((
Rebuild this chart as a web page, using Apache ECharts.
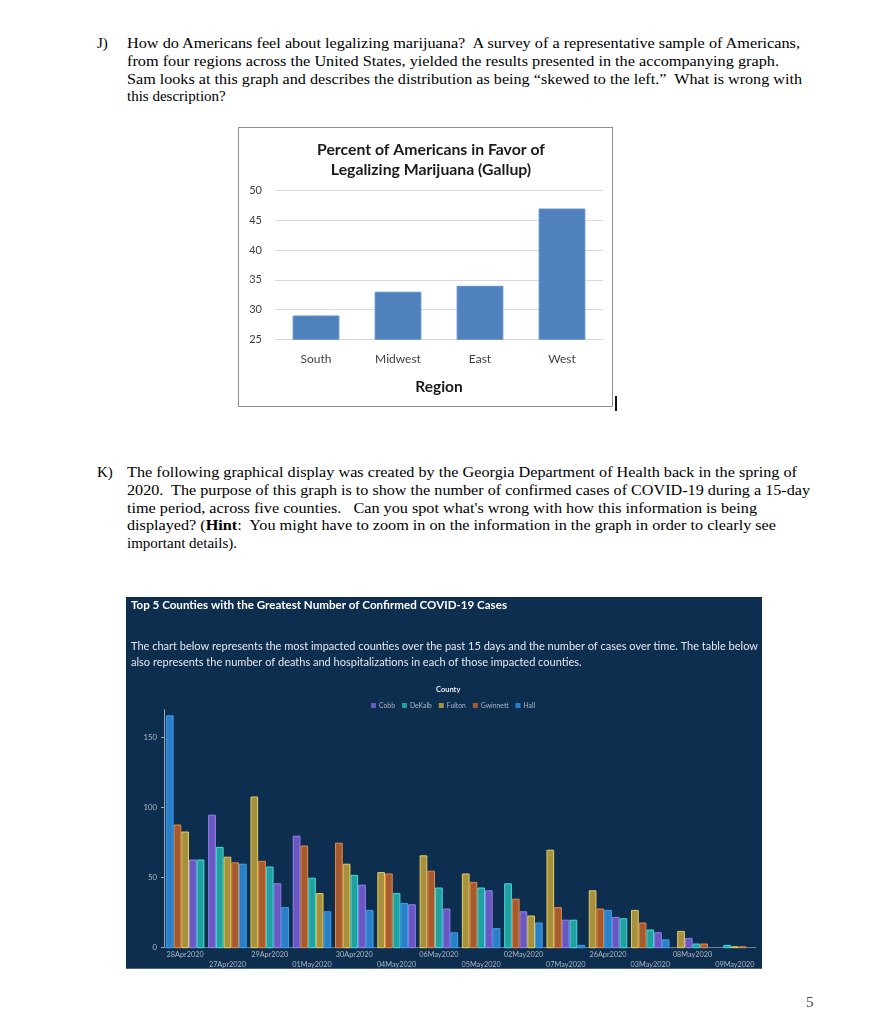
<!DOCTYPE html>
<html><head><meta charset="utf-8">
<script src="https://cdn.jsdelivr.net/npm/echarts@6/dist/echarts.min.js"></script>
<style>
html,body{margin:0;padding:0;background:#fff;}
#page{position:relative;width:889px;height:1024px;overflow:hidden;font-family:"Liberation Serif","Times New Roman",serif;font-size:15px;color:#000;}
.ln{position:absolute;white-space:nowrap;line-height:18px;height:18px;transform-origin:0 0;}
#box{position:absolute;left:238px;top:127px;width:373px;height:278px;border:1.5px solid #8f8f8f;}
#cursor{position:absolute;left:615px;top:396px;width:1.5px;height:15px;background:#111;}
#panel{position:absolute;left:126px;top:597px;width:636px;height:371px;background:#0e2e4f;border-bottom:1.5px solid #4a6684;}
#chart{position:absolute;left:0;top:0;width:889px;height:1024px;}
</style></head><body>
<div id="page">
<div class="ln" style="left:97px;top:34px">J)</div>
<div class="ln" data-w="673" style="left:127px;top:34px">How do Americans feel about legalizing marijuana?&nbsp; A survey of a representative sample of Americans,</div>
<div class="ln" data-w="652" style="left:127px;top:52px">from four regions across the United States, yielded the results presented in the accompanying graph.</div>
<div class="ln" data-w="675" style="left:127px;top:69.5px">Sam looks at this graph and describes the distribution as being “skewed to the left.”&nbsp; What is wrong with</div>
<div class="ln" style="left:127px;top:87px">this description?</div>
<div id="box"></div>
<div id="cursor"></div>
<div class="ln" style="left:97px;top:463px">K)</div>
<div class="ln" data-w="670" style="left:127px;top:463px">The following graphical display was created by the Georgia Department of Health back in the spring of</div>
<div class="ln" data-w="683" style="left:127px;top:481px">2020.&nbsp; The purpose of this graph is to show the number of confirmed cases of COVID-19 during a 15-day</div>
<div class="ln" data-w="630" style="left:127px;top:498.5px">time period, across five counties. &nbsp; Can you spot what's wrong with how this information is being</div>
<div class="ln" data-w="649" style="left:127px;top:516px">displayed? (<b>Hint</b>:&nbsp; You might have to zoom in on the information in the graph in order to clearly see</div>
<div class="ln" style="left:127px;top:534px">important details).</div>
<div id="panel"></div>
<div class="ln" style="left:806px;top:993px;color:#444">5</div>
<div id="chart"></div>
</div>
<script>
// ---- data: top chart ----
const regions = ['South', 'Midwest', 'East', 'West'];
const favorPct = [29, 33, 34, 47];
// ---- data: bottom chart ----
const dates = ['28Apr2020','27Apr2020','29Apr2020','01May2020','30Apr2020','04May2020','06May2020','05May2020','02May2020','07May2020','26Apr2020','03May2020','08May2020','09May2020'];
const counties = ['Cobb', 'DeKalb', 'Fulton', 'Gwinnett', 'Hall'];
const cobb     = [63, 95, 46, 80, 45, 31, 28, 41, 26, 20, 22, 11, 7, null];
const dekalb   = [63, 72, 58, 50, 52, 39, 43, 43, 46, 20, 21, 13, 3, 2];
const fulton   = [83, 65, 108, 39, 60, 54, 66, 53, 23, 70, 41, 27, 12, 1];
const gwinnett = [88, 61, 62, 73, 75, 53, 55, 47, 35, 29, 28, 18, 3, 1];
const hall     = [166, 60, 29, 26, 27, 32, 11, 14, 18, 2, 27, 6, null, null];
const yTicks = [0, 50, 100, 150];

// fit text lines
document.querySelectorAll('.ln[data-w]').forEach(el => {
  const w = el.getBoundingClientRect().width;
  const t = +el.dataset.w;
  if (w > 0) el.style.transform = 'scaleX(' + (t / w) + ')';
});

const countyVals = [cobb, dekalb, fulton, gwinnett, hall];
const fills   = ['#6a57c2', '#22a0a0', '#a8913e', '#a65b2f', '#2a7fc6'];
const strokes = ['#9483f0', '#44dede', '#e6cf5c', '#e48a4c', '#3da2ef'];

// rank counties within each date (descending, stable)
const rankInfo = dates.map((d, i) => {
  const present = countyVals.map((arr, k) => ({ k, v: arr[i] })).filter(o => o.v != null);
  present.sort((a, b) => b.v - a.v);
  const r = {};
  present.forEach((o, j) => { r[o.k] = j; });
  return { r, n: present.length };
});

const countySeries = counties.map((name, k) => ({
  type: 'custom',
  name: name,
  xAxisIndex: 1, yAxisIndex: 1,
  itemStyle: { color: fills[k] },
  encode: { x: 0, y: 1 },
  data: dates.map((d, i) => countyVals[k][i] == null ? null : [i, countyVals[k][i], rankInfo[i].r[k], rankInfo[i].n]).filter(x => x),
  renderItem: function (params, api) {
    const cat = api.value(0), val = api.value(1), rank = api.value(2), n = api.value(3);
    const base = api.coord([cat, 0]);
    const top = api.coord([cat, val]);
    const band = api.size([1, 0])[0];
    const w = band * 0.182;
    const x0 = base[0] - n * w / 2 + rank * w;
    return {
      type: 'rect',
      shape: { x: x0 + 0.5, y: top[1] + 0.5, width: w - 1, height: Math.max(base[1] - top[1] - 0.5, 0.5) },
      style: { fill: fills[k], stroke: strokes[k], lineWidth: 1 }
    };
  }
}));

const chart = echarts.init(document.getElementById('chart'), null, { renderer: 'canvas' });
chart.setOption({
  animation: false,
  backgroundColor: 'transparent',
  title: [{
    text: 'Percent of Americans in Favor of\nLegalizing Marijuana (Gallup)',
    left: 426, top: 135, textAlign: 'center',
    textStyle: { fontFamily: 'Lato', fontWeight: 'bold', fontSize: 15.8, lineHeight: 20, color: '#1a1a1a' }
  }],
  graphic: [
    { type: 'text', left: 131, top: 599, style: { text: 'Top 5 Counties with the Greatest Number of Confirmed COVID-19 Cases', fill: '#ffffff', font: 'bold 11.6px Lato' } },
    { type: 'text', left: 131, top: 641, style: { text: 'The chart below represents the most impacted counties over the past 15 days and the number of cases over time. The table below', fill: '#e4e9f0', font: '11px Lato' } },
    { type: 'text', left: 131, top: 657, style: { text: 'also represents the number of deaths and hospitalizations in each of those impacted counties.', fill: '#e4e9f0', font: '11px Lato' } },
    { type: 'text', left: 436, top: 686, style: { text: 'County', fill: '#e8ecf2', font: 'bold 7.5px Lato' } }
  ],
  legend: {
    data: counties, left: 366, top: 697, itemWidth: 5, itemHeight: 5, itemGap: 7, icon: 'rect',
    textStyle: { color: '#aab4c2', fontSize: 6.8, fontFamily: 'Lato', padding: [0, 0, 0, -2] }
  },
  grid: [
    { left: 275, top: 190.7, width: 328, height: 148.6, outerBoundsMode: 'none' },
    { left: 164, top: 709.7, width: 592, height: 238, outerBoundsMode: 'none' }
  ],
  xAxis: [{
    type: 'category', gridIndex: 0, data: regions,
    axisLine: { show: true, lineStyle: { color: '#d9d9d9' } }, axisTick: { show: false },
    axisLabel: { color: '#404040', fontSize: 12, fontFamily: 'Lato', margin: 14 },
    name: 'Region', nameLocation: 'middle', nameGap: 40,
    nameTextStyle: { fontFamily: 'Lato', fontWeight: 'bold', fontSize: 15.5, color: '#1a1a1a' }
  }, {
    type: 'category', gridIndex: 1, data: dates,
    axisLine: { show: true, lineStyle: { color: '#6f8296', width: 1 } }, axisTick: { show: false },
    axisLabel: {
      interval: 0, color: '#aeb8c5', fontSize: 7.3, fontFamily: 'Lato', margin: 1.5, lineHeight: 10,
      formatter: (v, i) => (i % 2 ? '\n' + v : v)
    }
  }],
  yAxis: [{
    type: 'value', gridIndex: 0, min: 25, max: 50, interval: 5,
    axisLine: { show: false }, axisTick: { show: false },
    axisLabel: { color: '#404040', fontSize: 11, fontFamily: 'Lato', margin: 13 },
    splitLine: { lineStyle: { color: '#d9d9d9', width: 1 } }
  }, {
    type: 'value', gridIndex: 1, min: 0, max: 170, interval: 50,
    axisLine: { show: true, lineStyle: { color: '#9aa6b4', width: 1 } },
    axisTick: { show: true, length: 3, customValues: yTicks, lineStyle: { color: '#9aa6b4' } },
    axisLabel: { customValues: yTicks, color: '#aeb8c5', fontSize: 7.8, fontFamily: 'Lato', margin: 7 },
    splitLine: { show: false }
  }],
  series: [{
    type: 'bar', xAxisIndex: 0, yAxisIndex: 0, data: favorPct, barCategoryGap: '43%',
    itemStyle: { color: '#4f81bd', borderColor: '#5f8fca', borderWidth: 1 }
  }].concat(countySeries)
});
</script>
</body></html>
))
((
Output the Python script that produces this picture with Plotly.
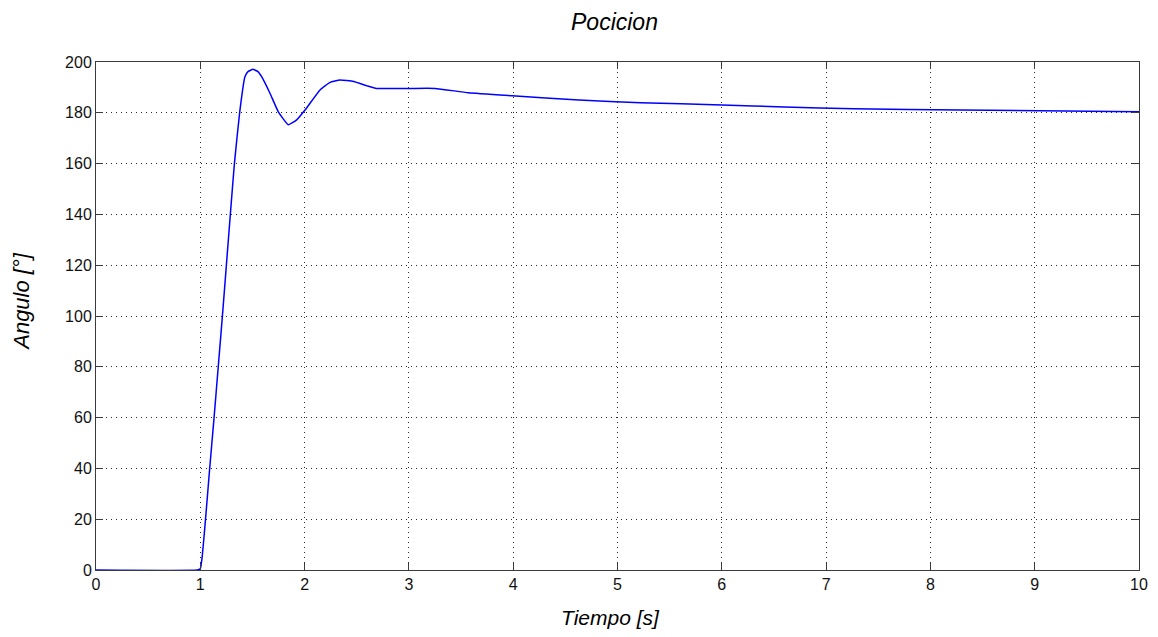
))
Your goal:
Using the records above, copy every line that has the word "this" in it.

Written solution:
Rebuild this chart as a web page, using Apache ECharts.
<div class="ln" data-w="675" style="left:127px;top:69.5px">Sam looks at this graph and describes the distribution as being “skewed to the left.”&nbsp; What is wrong with</div>
<div class="ln" style="left:127px;top:87px">this description?</div>
<div class="ln" data-w="683" style="left:127px;top:481px">2020.&nbsp; The purpose of this graph is to show the number of confirmed cases of COVID-19 during a 15-day</div>
<div class="ln" data-w="630" style="left:127px;top:498.5px">time period, across five counties. &nbsp; Can you spot what's wrong with how this information is being</div>
Output the Python script that produces this picture with Plotly.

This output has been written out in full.